By Yoni Heilman
As the country recovers from what, by any measure, was a stunning political upset, one question stands out perhaps more than any other. How did we not see this coming?
Despite the ongoing email scandal and the shifting momentum, nearly every poll had this election in the bag for Hillary Clinton. How did the media get it wrong? How did the pollsters get it wrong? One emerging answer is that we, as Americans, don’t understand ourselves as well as we had thought. What we think, how we feel, what we believe. Blame it on polarization, blame it on social media, but the bottom line is that we don’t really know who we are.
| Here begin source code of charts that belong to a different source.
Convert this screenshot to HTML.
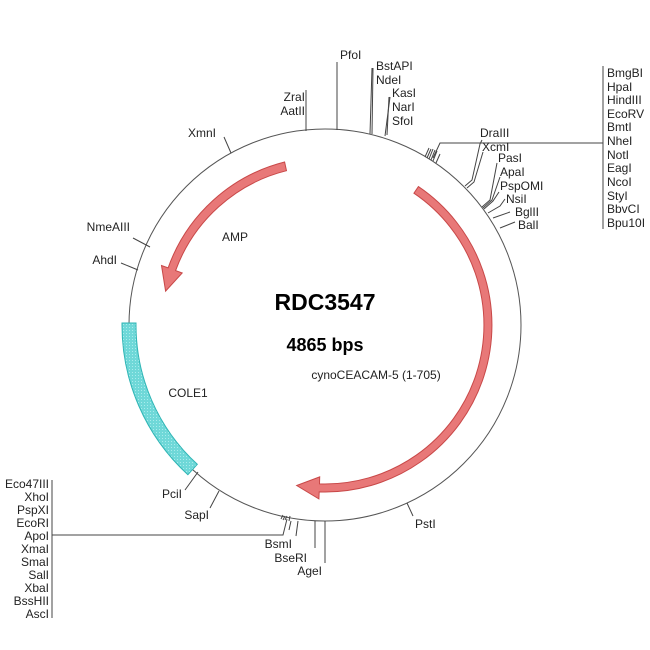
<!DOCTYPE html>
<html><head><meta charset="utf-8"><style>
html,body{margin:0;padding:0;background:#fff;}
svg{display:block;}
text{font-family:"Liberation Sans",Arial,sans-serif;font-size:12px;fill:#222;}
</style></head><body>
<svg width="650" height="650" viewBox="0 0 650 650" xmlns="http://www.w3.org/2000/svg">
<defs>
<pattern id="dots" width="3" height="3" patternUnits="userSpaceOnUse">
<rect width="3" height="3" fill="#6fd8d8"/><rect width="1" height="1" fill="#a8ecec"/>
</pattern>
</defs>
<circle cx="325" cy="325" r="196" fill="none" stroke="#555" stroke-width="1"/>

<path d="M284.6,162 A167,167 0 0 0 168.1,267.9 L161.5,265.5 L165.6,291.1 L182.2,273 L175.6,270.6 A159,159 0 0 1 286.5,170.7 Z" fill="#e87878" stroke="#c84848" stroke-width="1"/>
<path d="M418.4,186.6 A167,167 0 0 1 319.2,491.9 L318.9,498.9 L296.7,485.5 L319.7,476.9 L319.5,483.9 A159,159 0 0 0 413.9,193.2 Z" fill="#e87878" stroke="#c84848" stroke-width="1"/>
<path d="M122,323 A203,203 0 0 0 187.9,474.7 L197.3,464.3 A189,189 0 0 1 136,323 Z" fill="url(#dots)" stroke="#2fb5b5" stroke-width="1"/>

<g stroke="#444" stroke-width="1" fill="none">
<line x1="337" y1="62" x2="337" y2="130"/>
<line x1="306" y1="90" x2="306" y2="131"/>
<line x1="372" y1="68" x2="370" y2="134"/>
<line x1="373" y1="68" x2="372" y2="134"/>
<line x1="389" y1="97" x2="387" y2="135"/>
<line x1="390" y1="97" x2="385" y2="136"/>
<line x1="231" y1="153" x2="224" y2="137"/>
<line x1="425" y1="157" x2="429" y2="148"/>
<line x1="427" y1="158" x2="431" y2="149"/>
<line x1="429" y1="159" x2="433" y2="149"/>
<line x1="431" y1="160" x2="435" y2="150"/>
<line x1="433" y1="161" x2="437" y2="151"/>
<line x1="436" y1="163" x2="440" y2="154"/>
<polyline points="433,158 440,143 603,143"/>
<line x1="603" y1="66" x2="603" y2="229"/>
<polyline points="465,186 472,180 480,144 482,140"/>
<polyline points="467,188 474,182 483,152"/>
<polyline points="482,207 490,200 497,163"/>
<polyline points="483,208 492,200 500,177"/>
<polyline points="484,209 493,201 499,192"/>
<polyline points="488,213 500,206 505,199"/>
<polyline points="493,218 510,212"/>
<polyline points="500,228 515,222"/>
<line x1="150" y1="247" x2="133" y2="238"/>
<line x1="138" y1="270" x2="121" y2="263"/>
<line x1="198" y1="472" x2="185" y2="490"/>
<line x1="219" y1="491" x2="210" y2="508"/>
<line x1="52" y1="480" x2="52" y2="618"/>
<polyline points="52,535 283,535 287,519"/>
<line x1="281" y1="519" x2="283" y2="515"/>
<line x1="283" y1="520" x2="285" y2="516"/>
<line x1="285" y1="520" x2="287" y2="516"/>
<line x1="289" y1="521" x2="290" y2="516"/>
<line x1="291" y1="521" x2="289" y2="530"/>
<line x1="298" y1="521" x2="296" y2="536"/>
<line x1="315" y1="521" x2="315" y2="548"/>
<line x1="325" y1="521" x2="325" y2="563"/>
<line x1="407" y1="503" x2="413" y2="516"/>
</g>

<text x="340" y="59">PfoI</text>
<text x="305" y="101" text-anchor="end">ZraI</text>
<text x="305" y="115" text-anchor="end">AatII</text>
<text x="376" y="70">BstAPI</text>
<text x="376" y="84">NdeI</text>
<text x="392" y="97">KasI</text>
<text x="392" y="111">NarI</text>
<text x="392" y="125">SfoI</text>
<text x="188" y="137">XmnI</text>
<text x="480" y="137">DraIII</text>
<text x="482" y="151">XcmI</text>
<text x="498" y="162">PasI</text>
<text x="500" y="176">ApaI</text>
<text x="500" y="190">PspOMI</text>
<text x="506" y="203">NsiI</text>
<text x="515" y="216">BglII</text>
<text x="518" y="229">BalI</text>
<g>
<text x="607" y="77">BmgBI</text>
<text x="607" y="91">HpaI</text>
<text x="607" y="104">HindIII</text>
<text x="607" y="118">EcoRV</text>
<text x="607" y="131">BmtI</text>
<text x="607" y="145">NheI</text>
<text x="607" y="159">NotI</text>
<text x="607" y="172">EagI</text>
<text x="607" y="186">NcoI</text>
<text x="607" y="200">StyI</text>
<text x="607" y="213">BbvCI</text>
<text x="607" y="227">Bpu10I</text>
</g>
<text x="130" y="231" text-anchor="end">NmeAIII</text>
<text x="117" y="264" text-anchor="end">AhdI</text>
<text x="235" y="241" text-anchor="middle">AMP</text>
<text x="188" y="397" text-anchor="middle">COLE1</text>
<text x="376" y="379" text-anchor="middle">cynoCEACAM-5 (1-705)</text>
<text x="325" y="310" text-anchor="middle" style="font-size:23px;font-weight:bold;fill:#000">RDC3547</text>
<text x="325" y="351" text-anchor="middle" style="font-size:18px;font-weight:bold;fill:#000">4865 bps</text>
<text x="182" y="498" text-anchor="end">PciI</text>
<text x="209" y="519" text-anchor="end">SapI</text>
<text x="292" y="548" text-anchor="end">BsmI</text>
<text x="307" y="562" text-anchor="end">BseRI</text>
<text x="322" y="575" text-anchor="end">AgeI</text>
<text x="415" y="528">PstI</text>
<g text-anchor="end">
<text x="49" y="488">Eco47III</text>
<text x="49" y="501">XhoI</text>
<text x="49" y="514">PspXI</text>
<text x="49" y="527">EcoRI</text>
<text x="49" y="540">ApoI</text>
<text x="49" y="553">XmaI</text>
<text x="49" y="566">SmaI</text>
<text x="49" y="579">SalI</text>
<text x="49" y="592">XbaI</text>
<text x="49" y="605">BssHII</text>
<text x="49" y="618">AscI</text>
</g>
</svg>
</body></html>
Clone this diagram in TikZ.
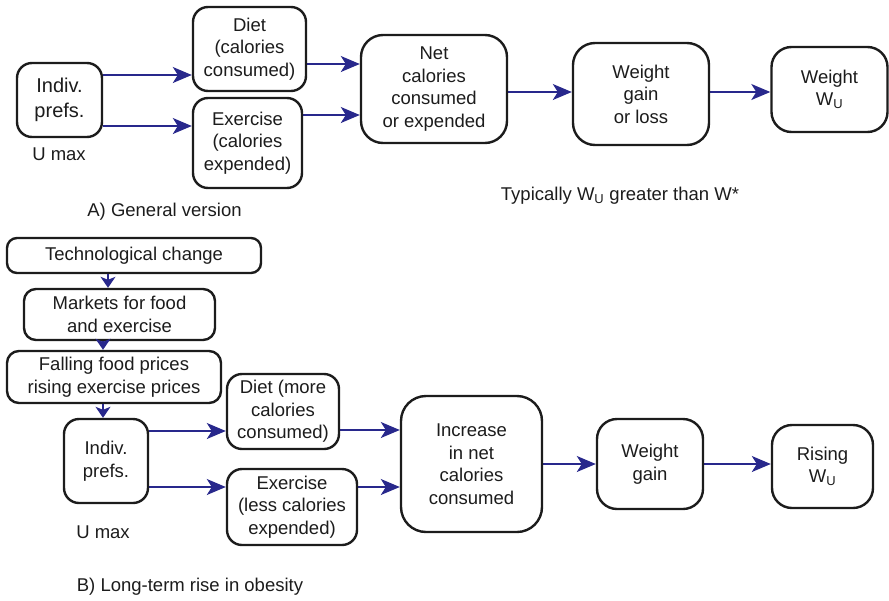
\documentclass[tikz,border=0pt]{standalone}
\usepackage{fontspec}
\setmainfont{Liberation Sans}
\usetikzlibrary{arrows.meta,backgrounds}
\definecolor{navy}{RGB}{40,40,140}
\definecolor{ink}{RGB}{28,28,28}
\begin{document}
\begin{tikzpicture}[x=1pt,y=-1pt,
  box/.style={draw=ink,line width=2.4pt,fill=white,rounded corners=#1,inner sep=0pt,
    align=center,text=ink,font=\fontsize{18.5}{22.5}\selectfont},
  box/.default=15pt,
  lbl/.style={text=ink,inner sep=0pt,font=\fontsize{18.5}{22.5}\selectfont},
  arr/.style={draw=navy,line width=1.5pt,-{Stealth[length=19pt,width=16pt,inset=5pt]}},
  varr/.style={draw=navy,line width=1.5pt,-{Stealth[length=11pt,width=15pt,inset=3pt]}}]
\useasboundingbox (0,0) rectangle (889,600);
% Part A
\node[box, minimum width=85pt, minimum height=74pt, font=\fontsize{20}{25}\selectfont] (indA) at (59.5,100) {Indiv.\\prefs.};
\node[lbl] (umaxA) at (59,154) {U max};
\node[box, minimum width=113pt, minimum height=84pt] (dietA) at (249.5,49) {Diet\\(calories\\consumed)};
\node[box, minimum width=109pt, minimum height=90pt] (exA) at (247.5,143) {Exercise\\(calories\\expended)};
\node[box=22pt, minimum width=146pt, minimum height=108pt] (netA) at (434,89) {Net\\calories\\consumed\\or expended};
\node[box=22pt, minimum width=136pt, minimum height=102pt] (wgA) at (641,94) {Weight\\gain\\or loss};
\node[box=20pt, minimum width=116pt, minimum height=85pt] (wuA) at (829.5,89.5) {Weight\\W\textsubscript{U}};
\node[lbl] (typ) at (620,196) {Typically W\textsubscript{U} greater than W*};
\node[lbl] (capA) at (164.5,212) {A) General version};
% Part B
\node[box=10pt, minimum width=254pt, minimum height=35pt] (tech) at (134,255.5) {Technological change};
\node[box=12pt, minimum width=191pt, minimum height=51pt] (mkt) at (119.5,314.5) {Markets for food\\and exercise};
\node[box=12pt, minimum width=214pt, minimum height=52pt] (fall) at (114,377) {Falling food prices\\rising exercise prices};
\node[box, minimum width=84pt, minimum height=84pt] (indB) at (106,461) {Indiv.\\prefs.};
\node[lbl] (umaxB) at (103,532) {U max};
\node[box, minimum width=112pt, minimum height=75pt] (dietB) at (283,411.5) {Diet (more\\calories\\consumed)};
\node[box, minimum width=130pt, minimum height=76pt] (exB) at (292,507) {Exercise\\(less calories\\expended)};
\node[box=25pt, minimum width=141pt, minimum height=136pt] (incB) at (471.5,464) {Increase\\in net\\calories\\consumed};
\node[box=20pt, minimum width=106pt, minimum height=90pt] (wgB) at (650,464) {Weight\\gain};
\node[box=20pt, minimum width=101pt, minimum height=83pt] (riseB) at (822.5,466.5) {Rising\\W\textsubscript{U}};
\node[lbl] (capB) at (190,587) {B) Long-term rise in obesity};
\begin{scope}[on background layer]
\draw[arr] (indA.east |- 0,75) -- (dietA.west |- 0,75);
\draw[arr] (indA.east |- 0,126) -- (exA.west |- 0,126);
\draw[arr] (dietA.east |- 0,64) -- (netA.west |- 0,64);
\draw[arr] (exA.east |- 0,115) -- (netA.west |- 0,115);
\draw[arr] (netA.east |- 0,92) -- (wgA.west |- 0,92);
\draw[arr] (wgA.east |- 0,92) -- (wuA.west |- 0,92);
\draw[arr] (indB.east |- 0,431) -- (dietB.west |- 0,431);
\draw[arr] (indB.east |- 0,487) -- (exB.west |- 0,487);
\draw[arr] (dietB.east |- 0,430) -- (incB.west |- 0,430);
\draw[arr] (exB.east |- 0,487) -- (incB.west |- 0,487);
\draw[arr] (incB.east |- 0,464) -- (wgB.west |- 0,464);
\draw[arr] (wgB.east |- 0,464) -- (riseB.west |- 0,464);
\end{scope}
\draw[varr] (tech.south -| 108,0) -- (mkt.north -| 108,0);
\draw[varr] (mkt.south -| 103,0) -- (fall.north -| 103,0);
\draw[varr] (fall.south -| 103,0) -- (indB.north -| 103,0);
\end{tikzpicture}
\end{document}
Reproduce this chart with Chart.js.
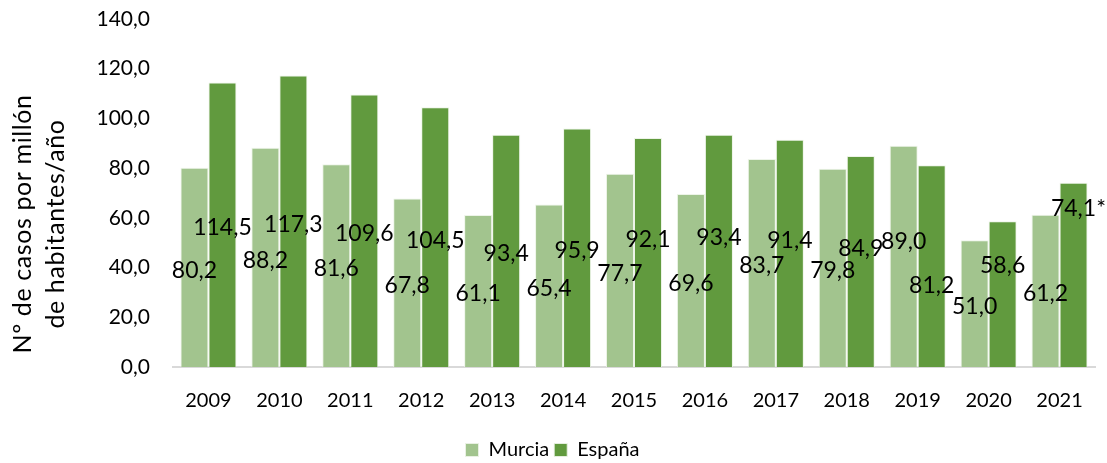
<!DOCTYPE html>
<html>
<head>
<meta charset="utf-8">
<script src="https://cdn.jsdelivr.net/npm/chart.js@4/dist/chart.umd.min.js"></script>
<style>
  html, body { margin: 0; padding: 0; background: #fff; }
  #wrap { width: 1107px; height: 463px; }
</style>
</head>
<body>
<div id="wrap"><canvas id="chart" width="1107" height="463"></canvas></div>
<script>
const years = ['2009','2010','2011','2012','2013','2014','2015','2016','2017','2018','2019','2020','2021']
const murcia = [80.2, 88.2, 81.6, 67.8, 61.1, 65.4, 77.7, 69.6, 83.7, 79.8, 89.0, 51.0, 61.2]
const espana = [114.5, 117.3, 109.6, 104.5, 93.4, 95.9, 92.1, 93.4, 91.4, 84.9, 81.2, 58.6, 74.1]
const espanaNotes = ['', '', '', '', '', '', '', '', '', '', '', '', '*']
const yTitle = ['Nº de casos por millón', 'de habitantes/año']

// value labels were hand-placed in the original, so a few are shifted (px)
const murciaNudge = [0,0,0,0,0,0,0,0,0,0,-18,0,0]
const espanaNudge = [0,0,0,0,0,0,-16,-16,-16,-16,16,-32,-69]

const FONT = 'Lato, "Open Sans", sans-serif'

const fmt = v => v.toFixed(1).replace('.', ',')

const valueLabels = {
  id: 'valueLabels',
  afterDatasetsDraw(chart) {
    const ctx = chart.ctx
    ctx.save()
    ctx.font = '23px ' + FONT
    ctx.fillStyle = '#000'
    ctx.textAlign = 'center'
    ctx.textBaseline = 'middle'
    chart.data.datasets.forEach((ds, i) => {
      const meta = chart.getDatasetMeta(i)
      meta.data.forEach((bar, j) => {
        const note = ds.notes ? ds.notes[j] : ''
        const y = (bar.y + bar.base) / 2 + 3 + ds.nudge[j]
        const w = ctx.measureText(note).width
        ctx.fillText(fmt(ds.data[j]) + note, bar.x + w / 2, y)
      })
    })
    ctx.restore()
  }
}

// two-line y title, sits a bit below the middle of the axis like the original
const axisTitle = {
  id: 'axisTitle',
  afterDraw(chart) {
    const ctx = chart.ctx
    ctx.save()
    ctx.font = '25px ' + FONT
    ctx.letterSpacing = '0.6px'
    ctx.fillStyle = '#000'
    ctx.textAlign = 'center'
    ctx.textBaseline = 'middle'
    ctx.translate(0, 224)
    ctx.rotate(-Math.PI / 2)
    ctx.fillText(yTitle[0], 0, 23)
    ctx.fillText(yTitle[1], 0, 56)
    ctx.restore()
  }
}

new Chart(document.getElementById('chart'), {
  type: 'bar',
  data: {
    labels: years,
    datasets: [
      { label: 'Murcia', data: murcia, nudge: murciaNudge, backgroundColor: '#a2c48e',
        borderColor: 'rgba(235,243,230,0.9)', borderWidth: 1 },
      { label: 'España', data: espana, nudge: espanaNudge, notes: espanaNotes, backgroundColor: '#619a3e',
        borderColor: 'rgba(235,243,230,0.9)', borderWidth: 1 }
    ]
  },
  options: {
    responsive: false,
    animation: false,
    layout: { padding: { top: 0, right: 12, left: 10, bottom: -7 } },
    datasets: { bar: { categoryPercentage: 0.79, barPercentage: 1 } },
    plugins: {
      tooltip: { enabled: false },
      legend: {
        position: 'bottom',
        labels: { font: { size: 20, family: FONT }, color: '#000', boxWidth: 13, boxHeight: 13, padding: 5 }
      }
    },
    scales: {
      x: {
        grid: { display: false, drawTicks: false },
        border: { color: '#d9d9d9', width: 2 },
        ticks: { font: { size: 20, family: FONT }, color: '#000', padding: 22 }
      },
      y: {
        min: 0, max: 140,
        grid: { display: false, drawTicks: false },
        border: { display: false },
        afterFit: s => { s.width = 163; s.paddingTop = 19 },
        ticks: {
          stepSize: 20, padding: 23,
          font: { size: 21, family: FONT }, color: '#000',
          callback: v => fmt(v)
        }
      }
    }
  },
  plugins: [valueLabels, axisTitle]
})
</script>
</body>
</html>
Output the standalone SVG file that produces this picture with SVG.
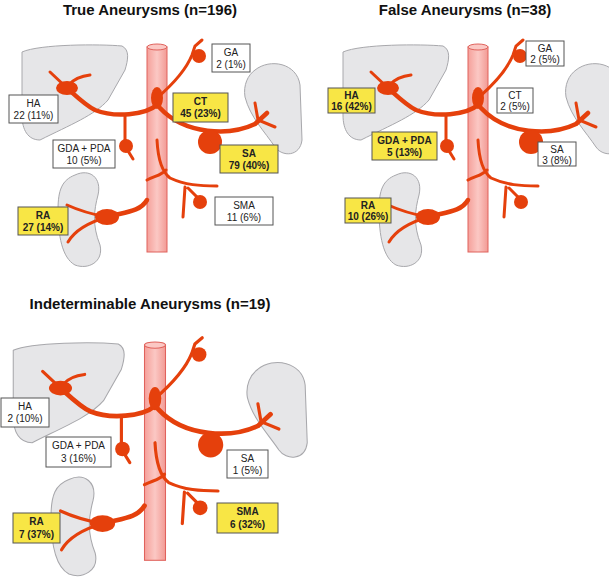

Taglit-Birthright has been running for 17 years now, and has sent more than half a million young adults on a free trip to Israel. Those participants have returned to the U.S. with a fire in their bellies, talking about the trip that ‘changed their lives’…and yet, 17 years later, the Jewish community is still struggling to provide ‘follow-up’ programs that keep the fire burning. Many organizations are doing incredible work post-Birthright, but it’s safe to say the Jewish community has not been inundated with 500,000 enthusiastic college graduated. What don’t we get? Why can’t we create sustainable engagement using the momentum of a life-changing trip?
Maybe, just maybe, we don’t know these Millenials the way we think we do.
A recent Pew report on American Millenials reveals that they are less likely to engage politically, or affiliate religiously, than any other generation. So when we try to build on Birthright’s momentum using religious identity or political advocacy, we’re only going to be partially successful, at best. At worst, we will look back and realize we were simply speaking the wrong language, and when the dust settles and the next community report comes out, we’ll wonder how we never saw it coming.
The good news is that we are starting to get it. A look at some of the fastest-growing projects shows a new approach: we need to stop asking ‘how can we make Millenials want what we want?’ and start asking ‘what do they want for themselves?’
Organizations like Moishe House use young adults’ need for housing as a means to provide them with opportunities to create meaningful Jewish content. Many alternative minyans and learning circles are thriving because they are built and managed by their own constituents.
It is no different in college. TAMID Group, where I am privileged to work, puts programming control in the hands of the students. Or more accurately, we never wrested it from their control, since students started the organization in 2008. Their goal was creating sustainable connections to Israel among the next generation of business leaders, and they did it by creating programming that gives students top-level business training as they prepare to launch their own careers. Eight years later we are on 34 campuses, engaging 1700 students and preparing for the 30 more campuses in our pipeline. We have no political agenda and no religious affiliation – a sizeable percentage of our students are not Jewish – and we are forging new and stronger connections to Israel across the country.
Despite popular culture’s focus on Millenials, we are still a People that values tradition and respects legacy. But amidst all of the talk about senior leadership and their impending wave of retirement, we must also spend time thinking about how the Millenial generation – our future community leaders – will engage with us.